Given material
-=-=-

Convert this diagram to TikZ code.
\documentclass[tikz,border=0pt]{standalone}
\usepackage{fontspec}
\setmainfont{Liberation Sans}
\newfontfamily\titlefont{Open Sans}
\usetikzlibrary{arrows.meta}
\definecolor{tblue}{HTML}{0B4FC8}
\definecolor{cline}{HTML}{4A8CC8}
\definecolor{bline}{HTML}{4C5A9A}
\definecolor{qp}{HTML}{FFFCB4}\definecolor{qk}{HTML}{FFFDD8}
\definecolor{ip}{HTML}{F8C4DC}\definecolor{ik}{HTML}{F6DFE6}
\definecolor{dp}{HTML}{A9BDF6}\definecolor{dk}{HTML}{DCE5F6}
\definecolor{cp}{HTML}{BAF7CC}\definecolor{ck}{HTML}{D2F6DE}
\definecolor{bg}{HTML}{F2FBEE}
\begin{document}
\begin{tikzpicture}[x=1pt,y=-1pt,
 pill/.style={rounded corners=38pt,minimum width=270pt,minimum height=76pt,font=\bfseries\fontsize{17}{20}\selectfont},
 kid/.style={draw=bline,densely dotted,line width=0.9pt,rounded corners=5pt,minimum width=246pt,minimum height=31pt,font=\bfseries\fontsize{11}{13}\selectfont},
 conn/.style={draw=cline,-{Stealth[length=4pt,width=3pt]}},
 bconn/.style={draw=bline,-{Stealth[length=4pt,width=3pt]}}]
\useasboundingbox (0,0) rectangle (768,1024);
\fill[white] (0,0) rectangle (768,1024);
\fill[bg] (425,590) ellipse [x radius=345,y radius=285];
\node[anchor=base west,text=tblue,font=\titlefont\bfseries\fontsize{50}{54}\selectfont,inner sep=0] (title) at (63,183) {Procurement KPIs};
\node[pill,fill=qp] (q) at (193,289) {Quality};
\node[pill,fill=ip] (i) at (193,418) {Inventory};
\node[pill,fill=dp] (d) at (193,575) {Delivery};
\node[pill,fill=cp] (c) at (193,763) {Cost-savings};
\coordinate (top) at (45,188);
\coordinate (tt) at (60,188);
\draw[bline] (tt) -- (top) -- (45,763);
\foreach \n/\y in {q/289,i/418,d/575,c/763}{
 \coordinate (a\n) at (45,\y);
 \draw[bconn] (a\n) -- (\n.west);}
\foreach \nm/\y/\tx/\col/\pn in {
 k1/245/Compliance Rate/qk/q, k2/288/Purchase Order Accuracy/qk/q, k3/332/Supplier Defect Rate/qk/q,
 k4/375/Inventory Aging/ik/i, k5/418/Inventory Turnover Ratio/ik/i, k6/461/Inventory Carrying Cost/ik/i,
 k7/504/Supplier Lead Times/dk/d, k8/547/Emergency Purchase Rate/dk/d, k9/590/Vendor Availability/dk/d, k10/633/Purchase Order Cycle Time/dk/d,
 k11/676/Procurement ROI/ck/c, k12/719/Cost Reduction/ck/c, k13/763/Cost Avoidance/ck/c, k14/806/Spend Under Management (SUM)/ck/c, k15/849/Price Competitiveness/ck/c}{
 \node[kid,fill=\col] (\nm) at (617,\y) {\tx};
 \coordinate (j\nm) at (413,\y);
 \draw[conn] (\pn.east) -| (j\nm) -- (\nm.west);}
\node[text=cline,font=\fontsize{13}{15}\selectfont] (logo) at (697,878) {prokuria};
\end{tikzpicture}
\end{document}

-=-=-

Extract the complete listing above, reproducing each line exactly.

Solved problem
Convert this diagram to TikZ code.
\documentclass[tikz,border=0pt]{standalone}
\usepackage{fontspec}
\setmainfont{Liberation Sans}
\newfontfamily\titlefont{Open Sans}
\usetikzlibrary{arrows.meta}
\definecolor{tblue}{HTML}{0B4FC8}
\definecolor{cline}{HTML}{4A8CC8}
\definecolor{bline}{HTML}{4C5A9A}
\definecolor{qp}{HTML}{FFFCB4}\definecolor{qk}{HTML}{FFFDD8}
\definecolor{ip}{HTML}{F8C4DC}\definecolor{ik}{HTML}{F6DFE6}
\definecolor{dp}{HTML}{A9BDF6}\definecolor{dk}{HTML}{DCE5F6}
\definecolor{cp}{HTML}{BAF7CC}\definecolor{ck}{HTML}{D2F6DE}
\definecolor{bg}{HTML}{F2FBEE}
\begin{document}
\begin{tikzpicture}[x=1pt,y=-1pt,
 pill/.style={rounded corners=38pt,minimum width=270pt,minimum height=76pt,font=\bfseries\fontsize{17}{20}\selectfont},
 kid/.style={draw=bline,densely dotted,line width=0.9pt,rounded corners=5pt,minimum width=246pt,minimum height=31pt,font=\bfseries\fontsize{11}{13}\selectfont},
 conn/.style={draw=cline,-{Stealth[length=4pt,width=3pt]}},
 bconn/.style={draw=bline,-{Stealth[length=4pt,width=3pt]}}]
\useasboundingbox (0,0) rectangle (768,1024);
\fill[white] (0,0) rectangle (768,1024);
\fill[bg] (425,590) ellipse [x radius=345,y radius=285];
\node[anchor=base west,text=tblue,font=\titlefont\bfseries\fontsize{50}{54}\selectfont,inner sep=0] (title) at (63,183) {Procurement KPIs};
\node[pill,fill=qp] (q) at (193,289) {Quality};
\node[pill,fill=ip] (i) at (193,418) {Inventory};
\node[pill,fill=dp] (d) at (193,575) {Delivery};
\node[pill,fill=cp] (c) at (193,763) {Cost-savings};
\coordinate (top) at (45,188);
\coordinate (tt) at (60,188);
\draw[bline] (tt) -- (top) -- (45,763);
\foreach \n/\y in {q/289,i/418,d/575,c/763}{
 \coordinate (a\n) at (45,\y);
 \draw[bconn] (a\n) -- (\n.west);}
\foreach \nm/\y/\tx/\col/\pn in {
 k1/245/Compliance Rate/qk/q, k2/288/Purchase Order Accuracy/qk/q, k3/332/Supplier Defect Rate/qk/q,
 k4/375/Inventory Aging/ik/i, k5/418/Inventory Turnover Ratio/ik/i, k6/461/Inventory Carrying Cost/ik/i,
 k7/504/Supplier Lead Times/dk/d, k8/547/Emergency Purchase Rate/dk/d, k9/590/Vendor Availability/dk/d, k10/633/Purchase Order Cycle Time/dk/d,
 k11/676/Procurement ROI/ck/c, k12/719/Cost Reduction/ck/c, k13/763/Cost Avoidance/ck/c, k14/806/Spend Under Management (SUM)/ck/c, k15/849/Price Competitiveness/ck/c}{
 \node[kid,fill=\col] (\nm) at (617,\y) {\tx};
 \coordinate (j\nm) at (413,\y);
 \draw[conn] (\pn.east) -| (j\nm) -- (\nm.west);}
\node[text=cline,font=\fontsize{13}{15}\selectfont] (logo) at (697,878) {prokuria};
\end{tikzpicture}
\end{document}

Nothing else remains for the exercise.